_DIRECTION_
Begin at the first line of the data and copy each line through the one containing "const RADIUS_MAX = -75;", that line included, with no pictures.
>> start MATERIAL
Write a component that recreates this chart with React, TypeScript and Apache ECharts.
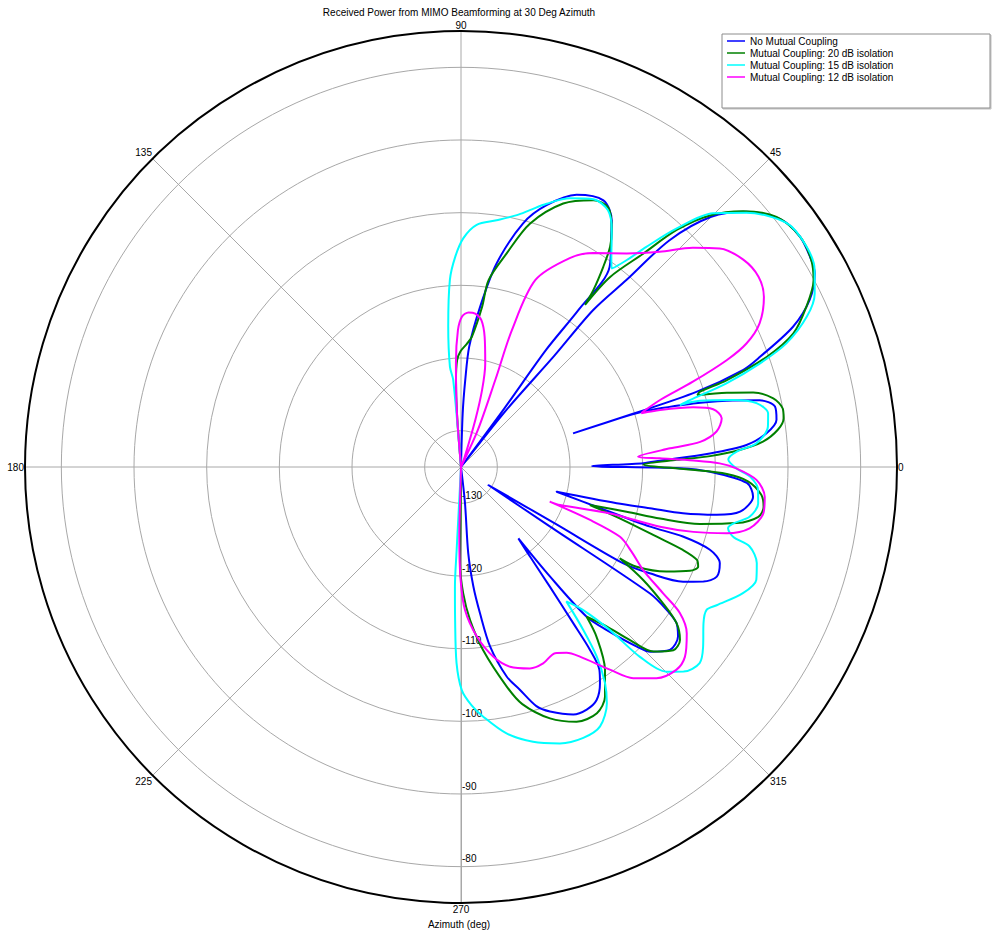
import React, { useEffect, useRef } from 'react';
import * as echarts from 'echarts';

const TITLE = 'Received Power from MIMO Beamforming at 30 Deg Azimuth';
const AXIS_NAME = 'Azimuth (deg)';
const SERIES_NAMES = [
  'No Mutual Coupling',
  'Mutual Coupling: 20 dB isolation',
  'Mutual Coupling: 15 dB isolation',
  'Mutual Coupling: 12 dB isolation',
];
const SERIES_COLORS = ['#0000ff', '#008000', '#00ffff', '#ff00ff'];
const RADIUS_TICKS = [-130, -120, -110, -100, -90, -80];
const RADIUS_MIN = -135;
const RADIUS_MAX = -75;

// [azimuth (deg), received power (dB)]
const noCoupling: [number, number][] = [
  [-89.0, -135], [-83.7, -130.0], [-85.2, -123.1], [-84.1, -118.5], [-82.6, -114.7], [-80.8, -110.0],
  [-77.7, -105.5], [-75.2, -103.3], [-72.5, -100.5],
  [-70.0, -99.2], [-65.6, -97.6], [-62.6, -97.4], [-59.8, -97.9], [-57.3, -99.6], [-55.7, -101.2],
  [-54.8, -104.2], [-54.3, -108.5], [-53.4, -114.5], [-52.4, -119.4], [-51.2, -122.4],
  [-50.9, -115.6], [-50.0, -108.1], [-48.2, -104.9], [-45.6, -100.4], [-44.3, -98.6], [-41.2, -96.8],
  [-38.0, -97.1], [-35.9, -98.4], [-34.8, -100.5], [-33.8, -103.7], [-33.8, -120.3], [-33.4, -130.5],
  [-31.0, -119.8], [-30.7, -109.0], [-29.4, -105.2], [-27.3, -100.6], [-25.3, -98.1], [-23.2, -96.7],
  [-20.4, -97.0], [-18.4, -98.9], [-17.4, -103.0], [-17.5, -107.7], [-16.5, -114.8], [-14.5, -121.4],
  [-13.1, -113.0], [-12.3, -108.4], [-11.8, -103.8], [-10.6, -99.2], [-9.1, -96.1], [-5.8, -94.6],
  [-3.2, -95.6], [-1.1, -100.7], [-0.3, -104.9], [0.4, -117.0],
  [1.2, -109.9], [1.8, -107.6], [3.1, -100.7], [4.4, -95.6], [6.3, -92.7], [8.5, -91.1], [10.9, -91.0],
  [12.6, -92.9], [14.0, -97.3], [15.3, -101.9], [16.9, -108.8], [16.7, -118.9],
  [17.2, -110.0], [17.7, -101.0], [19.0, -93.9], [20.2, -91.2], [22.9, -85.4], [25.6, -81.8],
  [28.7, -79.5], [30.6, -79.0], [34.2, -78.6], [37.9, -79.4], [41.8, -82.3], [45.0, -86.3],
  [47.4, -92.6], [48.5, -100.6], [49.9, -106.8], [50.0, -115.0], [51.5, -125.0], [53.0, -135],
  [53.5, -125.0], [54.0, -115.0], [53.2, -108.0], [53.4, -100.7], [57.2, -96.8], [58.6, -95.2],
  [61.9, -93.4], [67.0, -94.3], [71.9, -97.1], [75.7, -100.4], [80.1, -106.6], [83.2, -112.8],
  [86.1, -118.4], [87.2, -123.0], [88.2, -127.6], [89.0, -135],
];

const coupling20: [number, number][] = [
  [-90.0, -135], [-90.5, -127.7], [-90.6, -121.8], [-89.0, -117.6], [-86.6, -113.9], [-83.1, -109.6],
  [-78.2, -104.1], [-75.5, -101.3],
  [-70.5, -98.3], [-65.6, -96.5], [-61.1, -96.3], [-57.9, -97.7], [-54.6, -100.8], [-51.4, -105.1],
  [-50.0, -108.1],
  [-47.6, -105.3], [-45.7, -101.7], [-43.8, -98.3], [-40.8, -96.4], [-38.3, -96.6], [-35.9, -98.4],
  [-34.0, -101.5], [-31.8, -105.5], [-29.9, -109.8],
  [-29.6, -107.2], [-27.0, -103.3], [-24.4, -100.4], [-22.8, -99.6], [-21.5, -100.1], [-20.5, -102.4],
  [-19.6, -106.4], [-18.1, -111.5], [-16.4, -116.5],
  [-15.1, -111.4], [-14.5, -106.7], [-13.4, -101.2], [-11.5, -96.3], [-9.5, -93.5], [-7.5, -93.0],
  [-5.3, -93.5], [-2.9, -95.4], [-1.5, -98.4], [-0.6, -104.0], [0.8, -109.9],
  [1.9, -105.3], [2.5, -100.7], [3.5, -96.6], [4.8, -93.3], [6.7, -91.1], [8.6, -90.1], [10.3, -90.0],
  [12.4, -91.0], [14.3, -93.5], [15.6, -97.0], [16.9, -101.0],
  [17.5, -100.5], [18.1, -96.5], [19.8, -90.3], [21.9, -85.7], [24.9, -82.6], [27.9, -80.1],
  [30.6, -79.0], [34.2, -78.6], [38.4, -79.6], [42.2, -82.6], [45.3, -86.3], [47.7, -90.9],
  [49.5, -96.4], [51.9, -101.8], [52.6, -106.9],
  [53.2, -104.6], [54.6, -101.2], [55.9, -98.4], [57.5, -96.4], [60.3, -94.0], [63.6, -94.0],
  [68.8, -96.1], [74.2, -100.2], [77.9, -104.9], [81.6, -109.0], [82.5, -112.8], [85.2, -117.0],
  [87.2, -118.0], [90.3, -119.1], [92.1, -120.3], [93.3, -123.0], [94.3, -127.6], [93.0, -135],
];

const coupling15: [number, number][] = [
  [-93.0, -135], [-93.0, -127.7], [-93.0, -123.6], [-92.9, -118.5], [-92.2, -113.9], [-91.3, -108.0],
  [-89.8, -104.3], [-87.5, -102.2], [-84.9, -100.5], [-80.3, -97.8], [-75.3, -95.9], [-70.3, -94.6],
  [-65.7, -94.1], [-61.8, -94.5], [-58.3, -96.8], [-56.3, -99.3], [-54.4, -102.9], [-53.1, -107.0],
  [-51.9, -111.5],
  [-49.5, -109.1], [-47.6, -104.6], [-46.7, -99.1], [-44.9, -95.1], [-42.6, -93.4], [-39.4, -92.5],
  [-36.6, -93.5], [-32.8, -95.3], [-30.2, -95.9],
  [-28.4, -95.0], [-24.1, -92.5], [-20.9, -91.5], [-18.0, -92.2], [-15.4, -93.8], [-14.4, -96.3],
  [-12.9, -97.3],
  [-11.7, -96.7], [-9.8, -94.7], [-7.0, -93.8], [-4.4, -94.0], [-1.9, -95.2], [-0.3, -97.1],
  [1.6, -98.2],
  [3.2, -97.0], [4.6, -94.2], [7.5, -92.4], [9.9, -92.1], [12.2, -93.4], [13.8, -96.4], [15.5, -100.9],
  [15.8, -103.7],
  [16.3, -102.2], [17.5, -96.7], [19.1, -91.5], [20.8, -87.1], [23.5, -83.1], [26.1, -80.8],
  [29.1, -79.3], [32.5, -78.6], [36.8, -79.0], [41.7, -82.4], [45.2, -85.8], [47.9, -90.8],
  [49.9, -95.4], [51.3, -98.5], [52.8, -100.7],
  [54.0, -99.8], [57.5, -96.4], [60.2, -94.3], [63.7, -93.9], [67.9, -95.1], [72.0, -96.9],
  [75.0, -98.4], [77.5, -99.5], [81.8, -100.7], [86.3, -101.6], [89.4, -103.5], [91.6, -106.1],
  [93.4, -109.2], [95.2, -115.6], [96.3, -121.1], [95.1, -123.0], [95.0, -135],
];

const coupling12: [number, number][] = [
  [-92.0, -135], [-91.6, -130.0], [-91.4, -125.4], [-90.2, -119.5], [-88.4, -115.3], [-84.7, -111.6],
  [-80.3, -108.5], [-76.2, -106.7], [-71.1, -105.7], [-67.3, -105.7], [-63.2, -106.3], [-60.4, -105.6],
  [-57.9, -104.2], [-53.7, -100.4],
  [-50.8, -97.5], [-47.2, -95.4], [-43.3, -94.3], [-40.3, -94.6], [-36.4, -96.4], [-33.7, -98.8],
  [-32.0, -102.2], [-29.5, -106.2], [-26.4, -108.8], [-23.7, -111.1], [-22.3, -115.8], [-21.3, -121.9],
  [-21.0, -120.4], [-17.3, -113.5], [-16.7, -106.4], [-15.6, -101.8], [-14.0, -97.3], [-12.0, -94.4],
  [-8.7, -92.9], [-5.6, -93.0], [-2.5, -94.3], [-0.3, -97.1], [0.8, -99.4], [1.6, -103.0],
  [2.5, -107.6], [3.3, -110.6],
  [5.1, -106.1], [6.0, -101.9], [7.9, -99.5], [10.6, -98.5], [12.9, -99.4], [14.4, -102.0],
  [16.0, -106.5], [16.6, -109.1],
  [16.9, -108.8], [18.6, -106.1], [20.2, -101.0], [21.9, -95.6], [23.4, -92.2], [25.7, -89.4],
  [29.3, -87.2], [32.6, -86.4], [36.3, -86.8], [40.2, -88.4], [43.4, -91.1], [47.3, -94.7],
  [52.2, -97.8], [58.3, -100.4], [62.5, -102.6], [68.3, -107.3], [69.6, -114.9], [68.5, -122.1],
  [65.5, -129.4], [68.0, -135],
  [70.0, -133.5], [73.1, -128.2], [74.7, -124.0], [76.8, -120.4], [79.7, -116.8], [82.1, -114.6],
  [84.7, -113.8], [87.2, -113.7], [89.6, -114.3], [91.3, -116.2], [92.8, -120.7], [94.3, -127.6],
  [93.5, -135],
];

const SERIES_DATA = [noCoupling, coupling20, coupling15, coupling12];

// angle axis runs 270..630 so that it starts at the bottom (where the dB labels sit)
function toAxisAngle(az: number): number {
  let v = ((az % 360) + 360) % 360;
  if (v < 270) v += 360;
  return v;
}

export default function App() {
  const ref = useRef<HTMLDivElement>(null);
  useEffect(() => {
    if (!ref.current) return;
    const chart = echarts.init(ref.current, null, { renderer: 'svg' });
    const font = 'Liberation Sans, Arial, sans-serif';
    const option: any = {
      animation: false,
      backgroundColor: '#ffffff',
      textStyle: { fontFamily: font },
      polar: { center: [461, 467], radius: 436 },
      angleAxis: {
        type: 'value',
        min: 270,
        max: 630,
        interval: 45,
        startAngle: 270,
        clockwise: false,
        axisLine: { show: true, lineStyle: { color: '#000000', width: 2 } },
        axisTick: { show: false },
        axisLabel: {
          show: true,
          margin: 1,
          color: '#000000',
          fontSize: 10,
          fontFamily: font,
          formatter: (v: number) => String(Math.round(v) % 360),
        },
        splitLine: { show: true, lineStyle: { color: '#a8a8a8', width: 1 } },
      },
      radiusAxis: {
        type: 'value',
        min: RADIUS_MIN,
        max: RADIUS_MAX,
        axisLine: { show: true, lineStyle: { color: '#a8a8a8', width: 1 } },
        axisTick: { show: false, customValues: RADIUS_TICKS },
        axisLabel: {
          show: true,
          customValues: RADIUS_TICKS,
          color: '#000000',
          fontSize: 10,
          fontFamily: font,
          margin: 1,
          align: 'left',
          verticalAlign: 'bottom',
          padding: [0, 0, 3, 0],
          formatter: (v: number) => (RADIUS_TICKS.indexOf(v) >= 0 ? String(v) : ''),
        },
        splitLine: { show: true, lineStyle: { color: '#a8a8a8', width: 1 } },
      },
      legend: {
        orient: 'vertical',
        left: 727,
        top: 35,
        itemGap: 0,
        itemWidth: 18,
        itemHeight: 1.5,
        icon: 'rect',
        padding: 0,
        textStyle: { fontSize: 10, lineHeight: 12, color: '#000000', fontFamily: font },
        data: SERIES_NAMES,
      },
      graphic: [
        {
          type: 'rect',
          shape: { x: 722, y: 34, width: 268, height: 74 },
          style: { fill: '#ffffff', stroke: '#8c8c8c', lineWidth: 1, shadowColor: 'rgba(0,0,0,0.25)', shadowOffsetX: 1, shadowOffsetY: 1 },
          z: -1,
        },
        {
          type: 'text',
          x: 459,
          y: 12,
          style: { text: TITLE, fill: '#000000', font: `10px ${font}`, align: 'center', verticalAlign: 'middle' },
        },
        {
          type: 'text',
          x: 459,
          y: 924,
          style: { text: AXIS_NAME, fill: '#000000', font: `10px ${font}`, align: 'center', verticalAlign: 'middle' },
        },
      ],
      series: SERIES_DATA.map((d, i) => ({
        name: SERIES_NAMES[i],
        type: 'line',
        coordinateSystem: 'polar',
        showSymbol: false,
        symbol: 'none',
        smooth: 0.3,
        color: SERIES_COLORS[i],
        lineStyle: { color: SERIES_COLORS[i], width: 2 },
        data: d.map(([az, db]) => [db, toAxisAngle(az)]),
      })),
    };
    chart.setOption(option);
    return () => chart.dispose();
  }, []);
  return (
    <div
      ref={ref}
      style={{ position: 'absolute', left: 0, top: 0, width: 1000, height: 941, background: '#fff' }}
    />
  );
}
>> end MATERIAL
_ANSWER TO THIS PROBLEM_
Write a component that recreates this chart with React, TypeScript and Apache ECharts.
import React, { useEffect, useRef } from 'react';
import * as echarts from 'echarts';

const TITLE = 'Received Power from MIMO Beamforming at 30 Deg Azimuth';
const AXIS_NAME = 'Azimuth (deg)';
const SERIES_NAMES = [
  'No Mutual Coupling',
  'Mutual Coupling: 20 dB isolation',
  'Mutual Coupling: 15 dB isolation',
  'Mutual Coupling: 12 dB isolation',
];
const SERIES_COLORS = ['#0000ff', '#008000', '#00ffff', '#ff00ff'];
const RADIUS_TICKS = [-130, -120, -110, -100, -90, -80];
const RADIUS_MIN = -135;
const RADIUS_MAX = -75;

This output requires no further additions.